▶ **Task**:
Set every record down verbatim and omit the pictures.

(Dataset items)
┌──

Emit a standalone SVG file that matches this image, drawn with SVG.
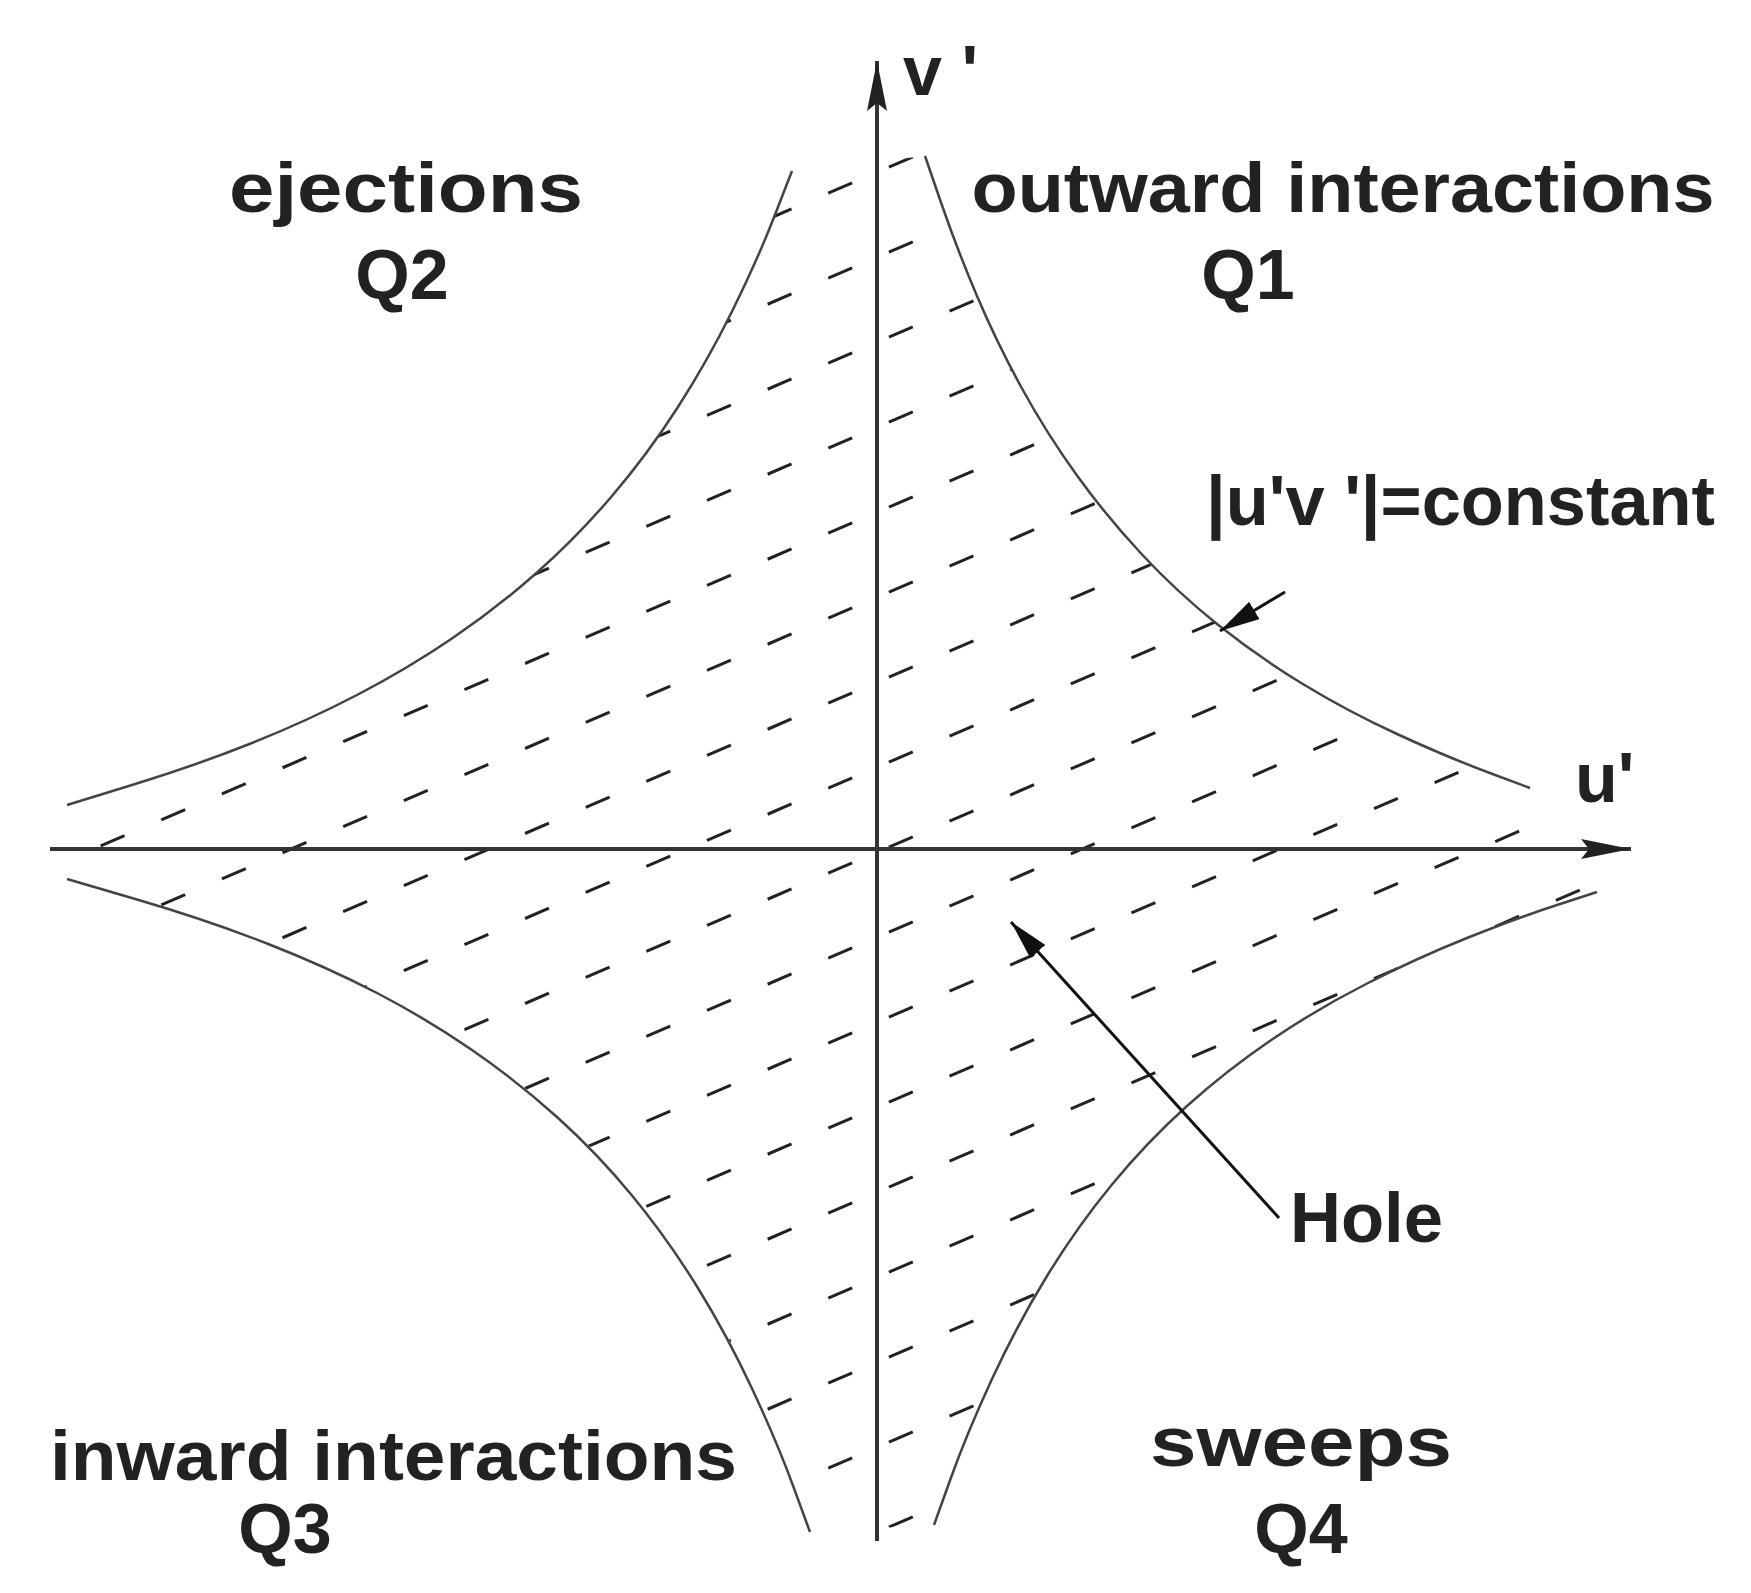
<svg xmlns="http://www.w3.org/2000/svg" width="1751" height="1593" viewBox="0 0 1751 1593">
<style>
.t{font-family:"Liberation Sans",Arial,sans-serif;font-weight:bold;font-size:70px;fill:#222}
.c{fill:none;stroke:#444;stroke-width:2.5;stroke-linejoin:round}
.d{stroke:#222;stroke-width:3;stroke-dasharray:26 40}
.ax{stroke:#333;stroke-width:4}
</style>
<defs>
<marker id="ah" viewBox="0 0 50 20" refX="50" refY="10" markerWidth="50" markerHeight="20" markerUnits="userSpaceOnUse" orient="auto"><path d="M0,0 L50,10 L0,20 L8,10 Z" fill="#222"/></marker>
<marker id="sh" viewBox="0 0 40 20" refX="40" refY="10" markerWidth="40" markerHeight="20" markerUnits="userSpaceOnUse" orient="auto"><path d="M0,0 L40,10 L0,20 Z" fill="#111"/></marker>
<clipPath id="hole"><path d="M925,156 L957,249 997,343 1047,434 1107,517 1177,592 1257,656 1347,711 1447,757 1530,788 L1597,892 1517,918 1417,958 1317,1009 1227,1070 1147,1142 1077,1227 1017,1325 967,1433 934,1525 L810,1532 777,1442 727,1335 667,1238 597,1153 517,1081 427,1019 327,967 207,920 67,879 L67,805 197,765 307,721 407,669 497,608 577,537 647,455 707,362 757,261 792,171 Z"/></clipPath>
</defs>
<rect width="1751" height="1593" fill="#fff"/>
<g id="hatch" clip-path="url(#hole)">
<line class="d" x1="40" y1="532" x2="1650" y2="-160"/>
<line class="d" x1="40" y1="617" x2="1650" y2="-75"/>
<line class="d" x1="40" y1="702" x2="1650" y2="10"/>
<line class="d" x1="40" y1="787" x2="1650" y2="95"/>
<line class="d" x1="40" y1="872" x2="1650" y2="180"/>
<line class="d" x1="40" y1="957" x2="1650" y2="265"/>
<line class="d" x1="40" y1="1042" x2="1650" y2="350"/>
<line class="d" x1="40" y1="1127" x2="1650" y2="435"/>
<line class="d" x1="40" y1="1212" x2="1650" y2="520"/>
<line class="d" x1="40" y1="1297" x2="1650" y2="605"/>
<line class="d" x1="40" y1="1382" x2="1650" y2="690"/>
<line class="d" x1="40" y1="1467" x2="1650" y2="775"/>
<line class="d" x1="40" y1="1552" x2="1650" y2="860"/>
<line class="d" x1="40" y1="1637" x2="1650" y2="945"/>
<line class="d" x1="40" y1="1722" x2="1650" y2="1030"/>
<line class="d" x1="40" y1="1807" x2="1650" y2="1115"/>
<line class="d" x1="40" y1="1892" x2="1650" y2="1200"/>
<line class="d" x1="40" y1="1977" x2="1650" y2="1285"/>
<line class="d" x1="40" y1="2062" x2="1650" y2="1370"/>
<line class="d" x1="40" y1="2147" x2="1650" y2="1455"/>
</g>
<g id="curves">
<path class="c" d="M925,156 L941,202.5 Q957,249 977,296 Q997,343 1022,388.5 Q1047,434 1077,475.5 Q1107,517 1142,554.5 Q1177,592 1217,624 Q1257,656 1302,683.5 Q1347,711 1397,734 Q1447,757 1488.5,772.5 L1530,788"/>
<path class="c" d="M792,171 L774.5,216 Q757,261 732,311.5 Q707,362 677,408.5 Q647,455 612,496 Q577,537 537,572.5 Q497,608 452,638.5 Q407,669 357,695 Q307,721 252,743 Q197,765 132,785 L67,805"/>
<path class="c" d="M810,1532 L793.5,1487 Q777,1442 752,1388.5 Q727,1335 697,1286.5 Q667,1238 632,1195.5 Q597,1153 557,1117 Q517,1081 472,1050 Q427,1019 377,993 Q327,967 267,943.5 Q207,920 137,899.5 L67,879"/>
<path class="c" d="M934,1525 L950.5,1479 Q967,1433 992,1379 Q1017,1325 1047,1276 Q1077,1227 1112,1184.5 Q1147,1142 1187,1106 Q1227,1070 1272,1039.5 Q1317,1009 1367,983.5 Q1417,958 1467,938 Q1517,918 1557,905 L1597,892"/>
</g>
<g id="axes">
<line class="ax" x1="877" y1="1541" x2="877" y2="61" marker-end="url(#ah)"/>
<line class="ax" x1="50" y1="849" x2="1631" y2="849" marker-end="url(#ah)"/>
</g>
<g id="connectors">
<line x1="1279" y1="1218" x2="1011" y2="922" stroke="#111" stroke-width="3" marker-end="url(#sh)"/>
<line x1="1285" y1="592" x2="1220" y2="631" stroke="#111" stroke-width="3" marker-end="url(#sh)"/>
</g>
<g id="labels">
<text class="t" x="406" y="212" text-anchor="middle" textLength="354" lengthAdjust="spacingAndGlyphs">ejections</text>
<text class="t" x="402" y="299" text-anchor="middle">Q2</text>
<text class="t" x="1343" y="212" text-anchor="middle" textLength="743" lengthAdjust="spacingAndGlyphs">outward interactions</text>
<text class="t" x="1248" y="299" text-anchor="middle">Q1</text>
<text class="t" x="1206" y="525" textLength="509" lengthAdjust="spacingAndGlyphs">|u'v '|=constant</text>
<text class="t" x="1575" y="802">u'</text>
<text class="t" x="903" y="95">v '</text>
<text class="t" x="1290" y="1242" textLength="153" lengthAdjust="spacingAndGlyphs">Hole</text>
<text class="t" x="50" y="1480" textLength="687" lengthAdjust="spacingAndGlyphs">inward interactions</text>
<text class="t" x="285" y="1553" text-anchor="middle">Q3</text>
<text class="t" x="1301" y="1466" text-anchor="middle" textLength="302" lengthAdjust="spacingAndGlyphs">sweeps</text>
<text class="t" x="1301" y="1553" text-anchor="middle">Q4</text>
</g>
</svg>
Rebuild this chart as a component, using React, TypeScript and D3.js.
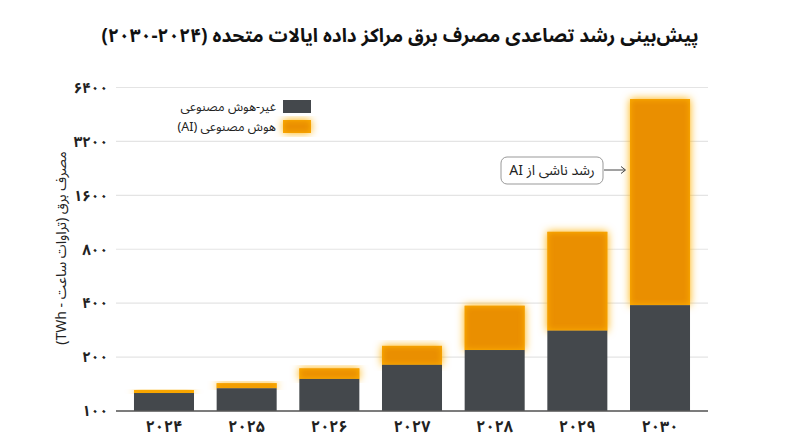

└──

▶ **Full response**:
Emit a standalone SVG file that matches this image, drawn with SVG.
<svg xmlns="http://www.w3.org/2000/svg" width="1751" height="1593" viewBox="0 0 1751 1593">
<style>
.t{font-family:"Liberation Sans",Arial,sans-serif;font-weight:bold;font-size:70px;fill:#222}
.c{fill:none;stroke:#444;stroke-width:2.5;stroke-linejoin:round}
.d{stroke:#222;stroke-width:3;stroke-dasharray:26 40}
.ax{stroke:#333;stroke-width:4}
</style>
<defs>
<marker id="ah" viewBox="0 0 50 20" refX="50" refY="10" markerWidth="50" markerHeight="20" markerUnits="userSpaceOnUse" orient="auto"><path d="M0,0 L50,10 L0,20 L8,10 Z" fill="#222"/></marker>
<marker id="sh" viewBox="0 0 40 20" refX="40" refY="10" markerWidth="40" markerHeight="20" markerUnits="userSpaceOnUse" orient="auto"><path d="M0,0 L40,10 L0,20 Z" fill="#111"/></marker>
<clipPath id="hole"><path d="M925,156 L957,249 997,343 1047,434 1107,517 1177,592 1257,656 1347,711 1447,757 1530,788 L1597,892 1517,918 1417,958 1317,1009 1227,1070 1147,1142 1077,1227 1017,1325 967,1433 934,1525 L810,1532 777,1442 727,1335 667,1238 597,1153 517,1081 427,1019 327,967 207,920 67,879 L67,805 197,765 307,721 407,669 497,608 577,537 647,455 707,362 757,261 792,171 Z"/></clipPath>
</defs>
<rect width="1751" height="1593" fill="#fff"/>
<g id="hatch" clip-path="url(#hole)">
<line class="d" x1="40" y1="532" x2="1650" y2="-160"/>
<line class="d" x1="40" y1="617" x2="1650" y2="-75"/>
<line class="d" x1="40" y1="702" x2="1650" y2="10"/>
<line class="d" x1="40" y1="787" x2="1650" y2="95"/>
<line class="d" x1="40" y1="872" x2="1650" y2="180"/>
<line class="d" x1="40" y1="957" x2="1650" y2="265"/>
<line class="d" x1="40" y1="1042" x2="1650" y2="350"/>
<line class="d" x1="40" y1="1127" x2="1650" y2="435"/>
<line class="d" x1="40" y1="1212" x2="1650" y2="520"/>
<line class="d" x1="40" y1="1297" x2="1650" y2="605"/>
<line class="d" x1="40" y1="1382" x2="1650" y2="690"/>
<line class="d" x1="40" y1="1467" x2="1650" y2="775"/>
<line class="d" x1="40" y1="1552" x2="1650" y2="860"/>
<line class="d" x1="40" y1="1637" x2="1650" y2="945"/>
<line class="d" x1="40" y1="1722" x2="1650" y2="1030"/>
<line class="d" x1="40" y1="1807" x2="1650" y2="1115"/>
<line class="d" x1="40" y1="1892" x2="1650" y2="1200"/>
<line class="d" x1="40" y1="1977" x2="1650" y2="1285"/>
<line class="d" x1="40" y1="2062" x2="1650" y2="1370"/>
<line class="d" x1="40" y1="2147" x2="1650" y2="1455"/>
</g>
<g id="curves">
<path class="c" d="M925,156 L941,202.5 Q957,249 977,296 Q997,343 1022,388.5 Q1047,434 1077,475.5 Q1107,517 1142,554.5 Q1177,592 1217,624 Q1257,656 1302,683.5 Q1347,711 1397,734 Q1447,757 1488.5,772.5 L1530,788"/>
<path class="c" d="M792,171 L774.5,216 Q757,261 732,311.5 Q707,362 677,408.5 Q647,455 612,496 Q577,537 537,572.5 Q497,608 452,638.5 Q407,669 357,695 Q307,721 252,743 Q197,765 132,785 L67,805"/>
<path class="c" d="M810,1532 L793.5,1487 Q777,1442 752,1388.5 Q727,1335 697,1286.5 Q667,1238 632,1195.5 Q597,1153 557,1117 Q517,1081 472,1050 Q427,1019 377,993 Q327,967 267,943.5 Q207,920 137,899.5 L67,879"/>
<path class="c" d="M934,1525 L950.5,1479 Q967,1433 992,1379 Q1017,1325 1047,1276 Q1077,1227 1112,1184.5 Q1147,1142 1187,1106 Q1227,1070 1272,1039.5 Q1317,1009 1367,983.5 Q1417,958 1467,938 Q1517,918 1557,905 L1597,892"/>
</g>
<g id="axes">
<line class="ax" x1="877" y1="1541" x2="877" y2="61" marker-end="url(#ah)"/>
<line class="ax" x1="50" y1="849" x2="1631" y2="849" marker-end="url(#ah)"/>
</g>
<g id="connectors">
<line x1="1279" y1="1218" x2="1011" y2="922" stroke="#111" stroke-width="3" marker-end="url(#sh)"/>
<line x1="1285" y1="592" x2="1220" y2="631" stroke="#111" stroke-width="3" marker-end="url(#sh)"/>
</g>
<g id="labels">
<text class="t" x="406" y="212" text-anchor="middle" textLength="354" lengthAdjust="spacingAndGlyphs">ejections</text>
<text class="t" x="402" y="299" text-anchor="middle">Q2</text>
<text class="t" x="1343" y="212" text-anchor="middle" textLength="743" lengthAdjust="spacingAndGlyphs">outward interactions</text>
<text class="t" x="1248" y="299" text-anchor="middle">Q1</text>
<text class="t" x="1206" y="525" textLength="509" lengthAdjust="spacingAndGlyphs">|u'v '|=constant</text>
<text class="t" x="1575" y="802">u'</text>
<text class="t" x="903" y="95">v '</text>
<text class="t" x="1290" y="1242" textLength="153" lengthAdjust="spacingAndGlyphs">Hole</text>
<text class="t" x="50" y="1480" textLength="687" lengthAdjust="spacingAndGlyphs">inward interactions</text>
<text class="t" x="285" y="1553" text-anchor="middle">Q3</text>
<text class="t" x="1301" y="1466" text-anchor="middle" textLength="302" lengthAdjust="spacingAndGlyphs">sweeps</text>
<text class="t" x="1301" y="1553" text-anchor="middle">Q4</text>
</g>
</svg>
Rebuild this chart as a component, using React, TypeScript and D3.js.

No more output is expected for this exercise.